ノって踊ろうぜ
(メンフィスのプレスリーの邸宅「グレイスランド」:現在は記念館になっている。)
プレスリーは〝人種や音楽のジャンルを超えて評価された初めての白人アーティスト〟であった。
片足を「白人の音楽」(ヒルビリー )へ、片足を「黒人の音楽」(R&B)へ乗せ数多くのヒット曲を生み出した。それは彼がたった一人で音楽の歴史を変えたということでもある。彼の音楽は、多様性に富む。彼の23年間に及ぶキャリアのなかでのレパートリーは、ロカビリー、ゴスペル、バラード、カントリー、フォーク、ジャズなど多岐にわたっている。その豊かな声が聞き間違えられることはないが、典型的なエルビスの声というものもない。
彼ほど多くのレコードを売ったミュージシャンはいなかったし、彼ほど他のミュージシャンに影響与えたミュージシャンもいなかった。
1977年エルビスはわずか42歳で死んだ。
その時のジミー・カーター大統領の弔辞。
「エルヴィス・プレスリーの死は、我が国から大事な一部分を奪いとったようなものだ。彼の音楽とその個性は白人のカントリー音楽と、黒人特有のリズム・アンド・ブルースのスタイルを融合させ、永久にアメリカの大衆文化の様相を変えてしまった。彼は、祖国アメリカの活力、自由、気質を世界の人々に植え付けるシンボルだった。そして、ジェームス・ブラウンは『彼は白人のアメリカ人に目線を下げるということを教えた』という言葉を書き残している」
おいおい、「目線を下げる」って日本語があるのか?はて?意味もわからない。
原語ではHe taught white America to get down.のget downのところだ。
アメリカの友人に聞いてみた。
このget downは意味の広い言葉だ。だが、とりわけ黒人ミュージシャンが使う場合は「踊る」「ノっている」「リラックスする」などになるという。
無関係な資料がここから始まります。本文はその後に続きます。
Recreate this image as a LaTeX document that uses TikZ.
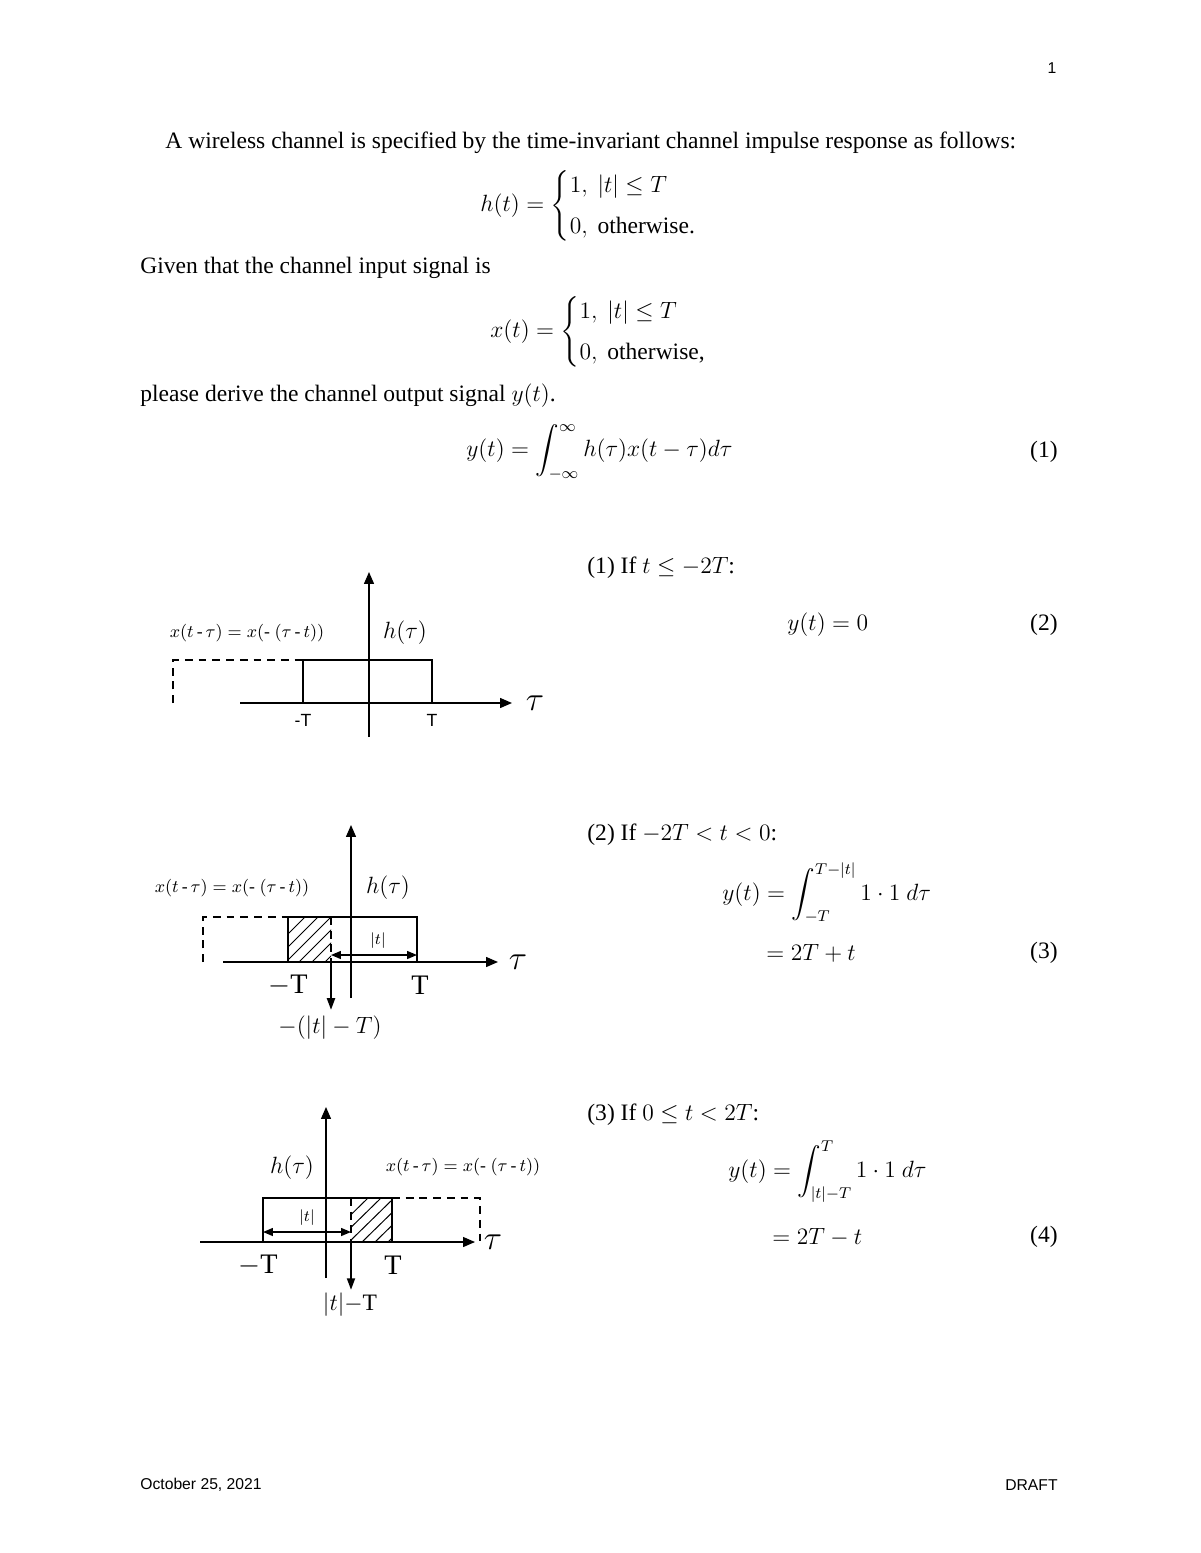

その途中で気がついたのだが、「上から目線で」という俗語があるよね。最近では「マウンティング」ともいうが、自分が優越的な立場を誇示する態度だが……。その反対の「身を屈めて」「謙虚に」という意味合いで誰かが「目線を下げて」という変な日本語にしたんだね、きっと。
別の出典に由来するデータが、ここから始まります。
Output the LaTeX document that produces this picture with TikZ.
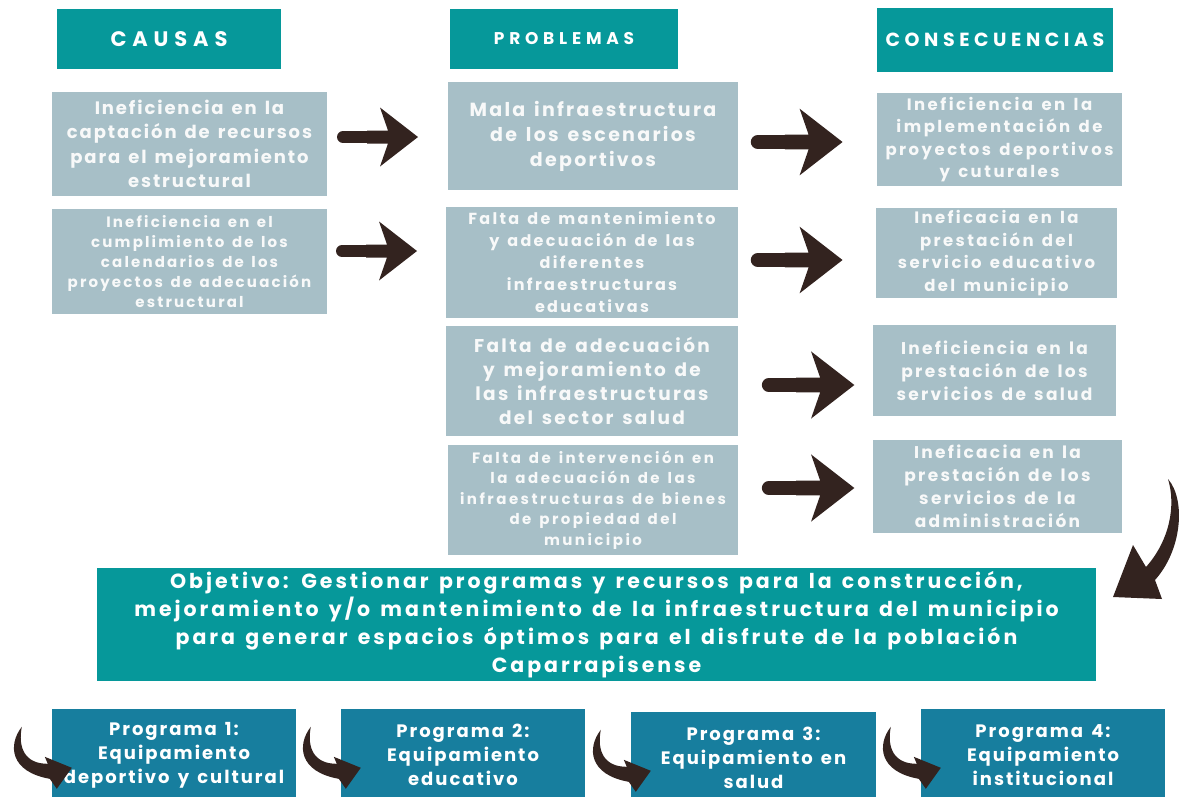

とにかく、カーター大統領は、「プレスリーは世界に向かってこのアメリカという国のバイタリティ、自由、ユーモアを発信するシンボルだったが、加えてJBが言うように、白人のアメリカ人に(黒人の音楽で)ノリのいいダンスをすることも教えた」と最後にふっ!と力を抜く意味で使っている。
これって、プレスリーの〝腰振り〟が「Elvis the Pelvis(骨盤のエルビス)」と韻を含んだニックネームになったのだが、これをJBはおちょくっているのかも知れないなって思う。
https://www.youtube.com/watch?v=uvGvmsLQaHA
https://www.youtube.com/watch?v=sire_XjCQjI
実を言えばこの「ソウルの帝王」ジェームス・ブラウンと「キング・オブ・ロックンロール」のプレスリーは〝ソウル・ブラザー〟だったらしいのだ。秘密裏に二人だけで会い、ゴスペルの歌合戦をやっていたということが『俺がJBだ!』という本には書いてある。